Michel Laub também viu seu livro de maior repercussão no Brasil ter apelo no exterior. Ele é o único caso da lista em que todas as bolsas de tradução foram dadas a um mesmo romance, “Diário da queda”.
— O tema (Segunda Guerra) e o momento de crescimento brasileiro, já que o livro é de 2011, ajudaram a chamar a atenção de editores de fora. Mas as qualidades do romance devem influir também, como influíram internamente — diz Laub.
Recomendações de agentes, escritores e tradutores são decisivas para que uma editora concorra à bolsa de tradução. Theo Bruns, da alemã Assoziation A, conheceu o trabalho de Luiz Ruffato por indicação do professor e tradutor Carlos Abbeseth. A editora acaba de lançar “Estive em Lisboa e lembrei de você” e publicou os cinco volumes do ciclo “Inferno provisório”.

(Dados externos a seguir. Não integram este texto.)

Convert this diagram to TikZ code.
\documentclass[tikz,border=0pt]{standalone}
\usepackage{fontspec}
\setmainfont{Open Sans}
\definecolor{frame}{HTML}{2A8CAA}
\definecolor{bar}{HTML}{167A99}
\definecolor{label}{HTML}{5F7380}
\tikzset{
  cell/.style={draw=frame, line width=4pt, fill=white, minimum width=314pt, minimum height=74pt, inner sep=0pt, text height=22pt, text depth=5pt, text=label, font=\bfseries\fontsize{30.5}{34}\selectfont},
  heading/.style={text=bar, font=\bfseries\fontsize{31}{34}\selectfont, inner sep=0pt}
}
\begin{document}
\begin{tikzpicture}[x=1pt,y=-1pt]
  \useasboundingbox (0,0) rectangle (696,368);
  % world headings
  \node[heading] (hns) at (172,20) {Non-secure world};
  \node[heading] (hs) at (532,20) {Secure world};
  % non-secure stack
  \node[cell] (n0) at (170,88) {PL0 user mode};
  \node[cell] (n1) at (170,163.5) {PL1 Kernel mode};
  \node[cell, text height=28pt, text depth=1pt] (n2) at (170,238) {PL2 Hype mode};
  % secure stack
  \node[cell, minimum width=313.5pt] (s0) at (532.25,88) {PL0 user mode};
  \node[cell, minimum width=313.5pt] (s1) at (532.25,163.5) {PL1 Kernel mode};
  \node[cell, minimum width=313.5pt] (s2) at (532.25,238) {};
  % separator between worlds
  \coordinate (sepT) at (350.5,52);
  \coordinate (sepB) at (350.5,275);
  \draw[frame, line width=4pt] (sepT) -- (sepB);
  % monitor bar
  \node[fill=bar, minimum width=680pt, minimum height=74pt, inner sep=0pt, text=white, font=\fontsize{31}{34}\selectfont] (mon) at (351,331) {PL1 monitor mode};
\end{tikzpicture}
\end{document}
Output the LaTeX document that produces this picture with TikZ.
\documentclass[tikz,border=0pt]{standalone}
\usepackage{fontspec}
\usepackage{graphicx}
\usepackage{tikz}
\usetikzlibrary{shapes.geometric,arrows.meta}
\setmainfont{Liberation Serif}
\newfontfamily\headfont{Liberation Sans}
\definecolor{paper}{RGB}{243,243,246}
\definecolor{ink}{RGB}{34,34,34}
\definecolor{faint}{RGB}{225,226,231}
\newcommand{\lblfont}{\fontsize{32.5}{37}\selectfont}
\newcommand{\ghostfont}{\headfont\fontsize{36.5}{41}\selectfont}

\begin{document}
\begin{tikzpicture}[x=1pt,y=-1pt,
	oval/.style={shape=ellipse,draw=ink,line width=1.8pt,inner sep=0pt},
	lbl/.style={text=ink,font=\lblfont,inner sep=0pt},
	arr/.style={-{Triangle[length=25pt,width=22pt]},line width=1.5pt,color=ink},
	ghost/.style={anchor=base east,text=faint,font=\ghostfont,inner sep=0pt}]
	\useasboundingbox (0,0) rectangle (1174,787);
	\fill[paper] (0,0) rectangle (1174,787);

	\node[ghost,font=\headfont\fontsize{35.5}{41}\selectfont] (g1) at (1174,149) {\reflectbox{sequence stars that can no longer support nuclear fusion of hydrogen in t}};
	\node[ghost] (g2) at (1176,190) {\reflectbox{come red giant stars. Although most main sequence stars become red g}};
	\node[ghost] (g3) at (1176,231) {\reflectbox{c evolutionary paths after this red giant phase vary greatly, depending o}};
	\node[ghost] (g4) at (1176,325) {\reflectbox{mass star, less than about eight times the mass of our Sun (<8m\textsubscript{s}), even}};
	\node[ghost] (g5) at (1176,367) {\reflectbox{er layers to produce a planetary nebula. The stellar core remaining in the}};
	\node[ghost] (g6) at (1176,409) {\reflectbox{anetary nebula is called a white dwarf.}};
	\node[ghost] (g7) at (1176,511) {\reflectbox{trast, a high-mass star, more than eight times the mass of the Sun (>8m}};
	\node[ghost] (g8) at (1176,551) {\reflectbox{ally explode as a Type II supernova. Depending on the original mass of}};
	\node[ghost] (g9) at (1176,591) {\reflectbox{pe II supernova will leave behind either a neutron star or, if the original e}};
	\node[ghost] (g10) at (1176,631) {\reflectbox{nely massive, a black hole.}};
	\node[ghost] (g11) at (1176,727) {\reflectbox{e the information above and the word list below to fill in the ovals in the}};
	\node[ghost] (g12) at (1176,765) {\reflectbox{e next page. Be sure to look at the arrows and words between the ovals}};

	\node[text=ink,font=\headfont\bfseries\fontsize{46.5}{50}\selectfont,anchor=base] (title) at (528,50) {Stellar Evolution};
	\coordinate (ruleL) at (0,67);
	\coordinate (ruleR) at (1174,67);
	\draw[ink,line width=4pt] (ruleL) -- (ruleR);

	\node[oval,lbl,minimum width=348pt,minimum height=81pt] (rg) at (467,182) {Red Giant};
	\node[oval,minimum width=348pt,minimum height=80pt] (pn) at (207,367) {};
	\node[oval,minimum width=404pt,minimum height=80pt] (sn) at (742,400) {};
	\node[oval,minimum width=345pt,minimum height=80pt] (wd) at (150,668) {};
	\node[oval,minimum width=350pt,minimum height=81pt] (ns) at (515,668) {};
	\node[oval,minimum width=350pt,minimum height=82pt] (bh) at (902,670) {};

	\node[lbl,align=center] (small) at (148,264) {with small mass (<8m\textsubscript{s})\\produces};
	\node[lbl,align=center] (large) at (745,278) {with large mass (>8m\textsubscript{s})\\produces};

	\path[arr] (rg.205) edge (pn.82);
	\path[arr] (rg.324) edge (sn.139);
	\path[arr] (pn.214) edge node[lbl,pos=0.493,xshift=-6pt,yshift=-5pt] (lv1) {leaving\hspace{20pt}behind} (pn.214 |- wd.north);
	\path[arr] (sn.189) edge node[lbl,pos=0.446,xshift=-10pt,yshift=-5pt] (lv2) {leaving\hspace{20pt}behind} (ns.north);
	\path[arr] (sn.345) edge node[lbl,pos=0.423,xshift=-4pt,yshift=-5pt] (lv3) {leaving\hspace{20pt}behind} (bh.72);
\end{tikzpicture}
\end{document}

— Li “Eles eram muito cavalos” numa edição em espanhol e fiquei fascinado por sua escrita experimental ao narrar a vida cotidiana nas grandes metrópoles — lembra Bruns, que já levou o autor para leituras na Alemanha, na Áustria e na Suíça.
Ruffato teve o primeiro livro lançado no exterior em 2003. Das 25 edições estrangeiras de sua obra, 12 receberam bolsas de tradução da Biblioteca Nacional. O autor, que acaba de voltar de um lançamento na Itália, diz que é difícil explicar a aceitação de uma obra em cada lugar.
— Meus livros vão bem na Alemanha, Finlândia e França, que têm realidades bastante distantes das nossas, e não tão bem em outros, como Argentina e México, que se parecem conosco. O motivo? Não sei.
Os números revelam grande interesse de países do Leste Europeu por autores contemporâneos brasileiros. Adriana Lisboa, por exemplo, foi publicada em Croácia, Polônia, Romênia e Sérvia. Ela atribui isso à aposta de alguns editores para ter um catálogo diversificado e ao interesse pessoal de alguns deles por outras culturas. Mas é pessimista quanto ao impacto da literatura nacional no exterior.
— A verdade é que a nossa literatura tem pouquíssima importância fora do Brasil. Temos casos isolados, um ou outro autor que fez sucesso aqui ou ali, com algum livro, em algum momento. Mas não é significativo.